We found $$\mathbf{w} \cdot \mathbf{u} = (e \times a) + (f \times b)$$.
We found $$\mathbf{w} \cdot \mathbf{v} = (e \times c) + (f \times d)$$.
Adding these two expressions:
$$\mathbf{w} \cdot \mathbf{u}+\mathbf{w} \cdot \mathbf{v} = ((e \times a) + (f \times b)) + ((e \times c) + (f \times d))$$
Since addition of real numbers is associative (meaning the grouping of terms does not change the sum), we can remove the parentheses:
$$(e \times a) + (f \times b) + (e \times c) + (f \times d)$$
This is the final simplified form of the right-hand side.

**step9** Comparing Both Sides and Conclusion

Now we compare the simplified expression for the left-hand side with the simplified expression for the right-hand side.

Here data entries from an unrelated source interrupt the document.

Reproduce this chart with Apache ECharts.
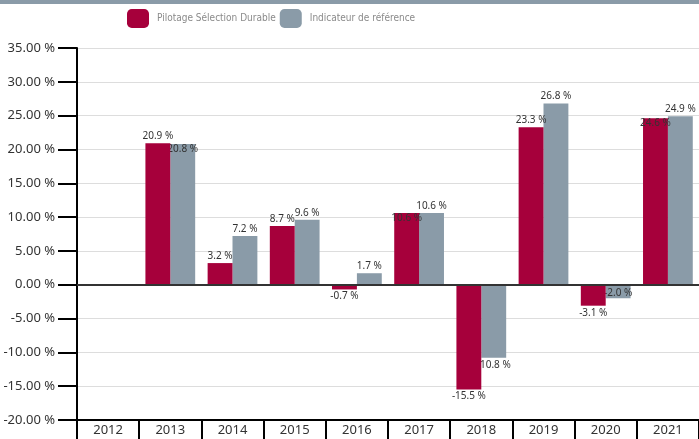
<!DOCTYPE html>
<html>
<head>
<meta charset="utf-8">
<script src="https://cdn.jsdelivr.net/npm/echarts@6/dist/echarts.min.js"></script>
<style>
	html, body { margin: 0; padding: 0; background: #fff; }
	#chart { width: 699px; height: 439px; }
</style>
</head>
<body>
<div id="chart"></div>
<script>
// ---------- DATA ----------
const years = ['2012', '2013', '2014', '2015', '2016', '2017', '2018', '2019', '2020', '2021'];
const pilotage = [null, 20.9, 3.2, 8.7, -0.7, 10.6, -15.5, 23.3, -3.1, 24.6];
const reference = [null, 20.8, 7.2, 9.6, 1.7, 10.6, -10.8, 26.8, -2.0, 24.9];
const seriesNames = ['Pilotage Sélection Durable', 'Indicateur de référence'];

const RED = '#a6003b';
const GREY = '#8a9ba8';
const NARROW = "'Liberation Sans Narrow', 'DejaVu Sans Condensed', 'Noto Sans', sans-serif";

function fmt(v) {
	return v.toFixed(1) + ' %';
}

// when both labels of a year would collide, push the smaller one inside its bar
function buildData(own, other, isFirst) {
	return own.map(function (v, i) {
		if (v === null) return null;
		let o = other[i];
		let collide = o !== null && Math.sign(o) === Math.sign(v) &&
			Math.abs(o - v) < 2 && Math.max(fmt(v).length, fmt(o).length) > 5;
		let inside = collide && (Math.abs(v) < Math.abs(o) || (Math.abs(v) === Math.abs(o) && isFirst));
		let pos;
		if (inside) pos = v >= 0 ? 'insideTop' : 'insideBottom';
		else pos = v >= 0 ? 'top' : 'bottom';
		return { value: v, label: { position: pos, distance: inside ? 0 : 2 } };
	});
}

var chart = echarts.init(document.getElementById('chart'));

let labelStyle = {
	show: true,
	color: '#333',
	fontSize: 10,
	fontFamily: 'Noto Sans',
	textBorderWidth: 0,
	textBorderColor: 'transparent',
	formatter: function (p) { return fmt(p.value); }
};

let options = {
	animation: false,
	textStyle: { fontFamily: 'Noto Sans' },
	graphic: [
		{
			type: 'rect',
			left: 0,
			top: 0,
			shape: { width: 699, height: 4 },
			style: { fill: GREY }
		}
	],
	legend: {
		top: 9,
		left: 127,
		padding: 0,
		itemWidth: 22,
		itemHeight: 19,
		itemGap: 4,
		icon: 'roundRect',
		textStyle: { color: '#8a8a8a', fontSize: 10, fontFamily: NARROW, padding: [0, 0, 0, 3] },
		data: seriesNames
	},
	grid: {
		left: 77,
		right: 0,
		top: 48,
		bottom: 19,
		containLabel: false
	},
	xAxis: {
		type: 'category',
		data: years,
		position: 'bottom',
		axisLine: { onZero: false, lineStyle: { color: '#000', width: 2 } },
		axisTick: { show: true, length: 19, lineStyle: { color: '#000', width: 2 } },
		axisLabel: { color: '#333', fontSize: 13, margin: 4 },
		splitLine: { show: false }
	},
	yAxis: {
		type: 'value',
		min: -20,
		max: 35,
		interval: 5,
		axisLine: { show: true, lineStyle: { color: '#000', width: 2 } },
		axisTick: { show: true, length: 19, lineStyle: { color: '#000', width: 2 } },
		axisLabel: {
			color: '#333',
			fontSize: 13,
			margin: 22,
			formatter: function (v) { return v.toFixed(2) + ' %'; }
		},
		splitLine: { lineStyle: { color: '#dddddd', width: 1 } }
	},
	series: [
		{
			name: seriesNames[0],
			type: 'bar',
			z: 3,
			barGap: '0%',
			barCategoryGap: '20%',
			itemStyle: { color: RED },
			label: labelStyle,
			data: buildData(pilotage, reference, true),
			markLine: {
				silent: true,
				symbol: 'none',
				label: { show: false },
				lineStyle: { color: '#333', width: 2, type: 'solid' },
				data: [{ yAxis: 0 }]
			}
		},
		{
			name: seriesNames[1],
			type: 'bar',
			itemStyle: { color: GREY },
			label: labelStyle,
			data: buildData(reference, pilotage, false)
		}
	]
};

chart.setOption(options);
</script>
</body>
</html>
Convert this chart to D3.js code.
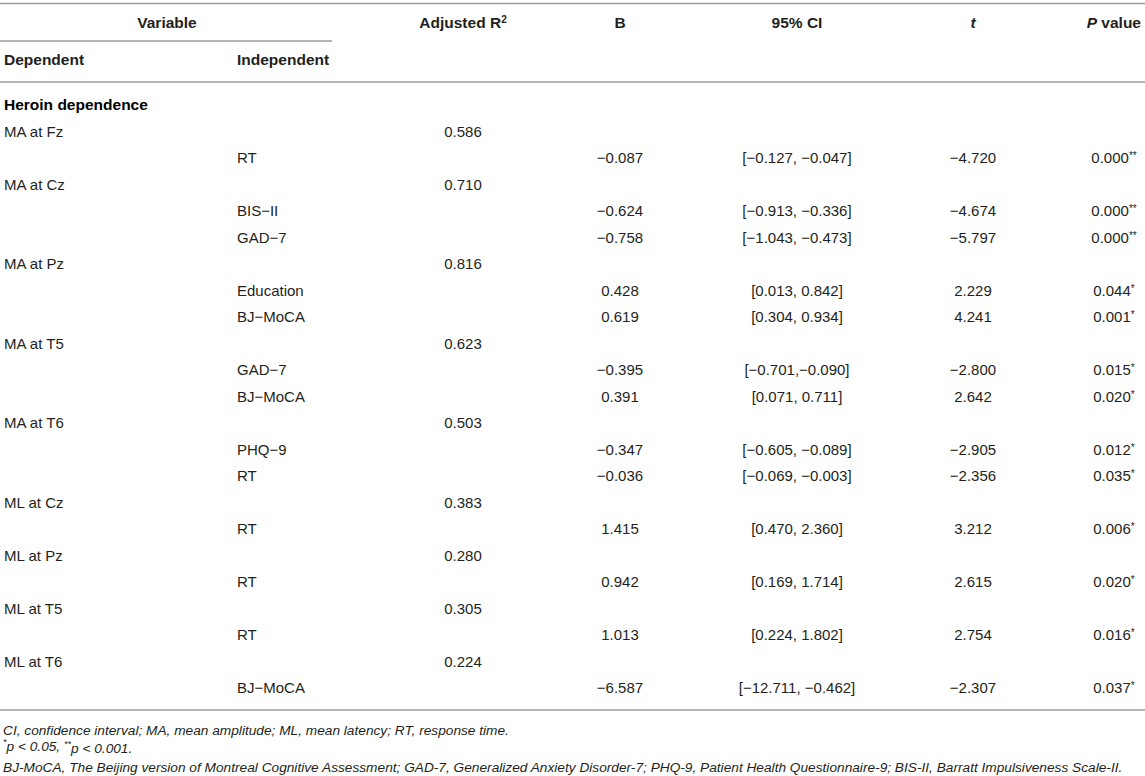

From Question1.step5, the left-hand side simplified to: $$(e \times a) + (e \times c) + (f \times b) + (f \times d)$$
From Question1.step8, the right-hand side simplified to: $$(e \times a) + (f \times b) + (e \times c) + (f \times d)$$
Using the commutative property of addition for real numbers, which states that the order of numbers in an addition does not change the sum (e.g., $$X+Y = Y+X$$), we can rearrange the terms on the right-hand side to perfectly match the left-hand side's order:
$$(e \times a) + (e \times c) + (f \times b) + (f \times d)$$
Since both the left-hand side and the right-hand side simplify to the exact same expression, we have successfully proven the property:
$$\mathbf{w} \cdot(\mathbf{u}+\mathbf{v})=\mathbf{w} \cdot \mathbf{u}+\mathbf{w} \cdot \mathbf{v}$$
This demonstrates that the dot product distributes over vector addition, which is a fundamental property in vector algebra, derived directly from the arithmetic properties of their real number components.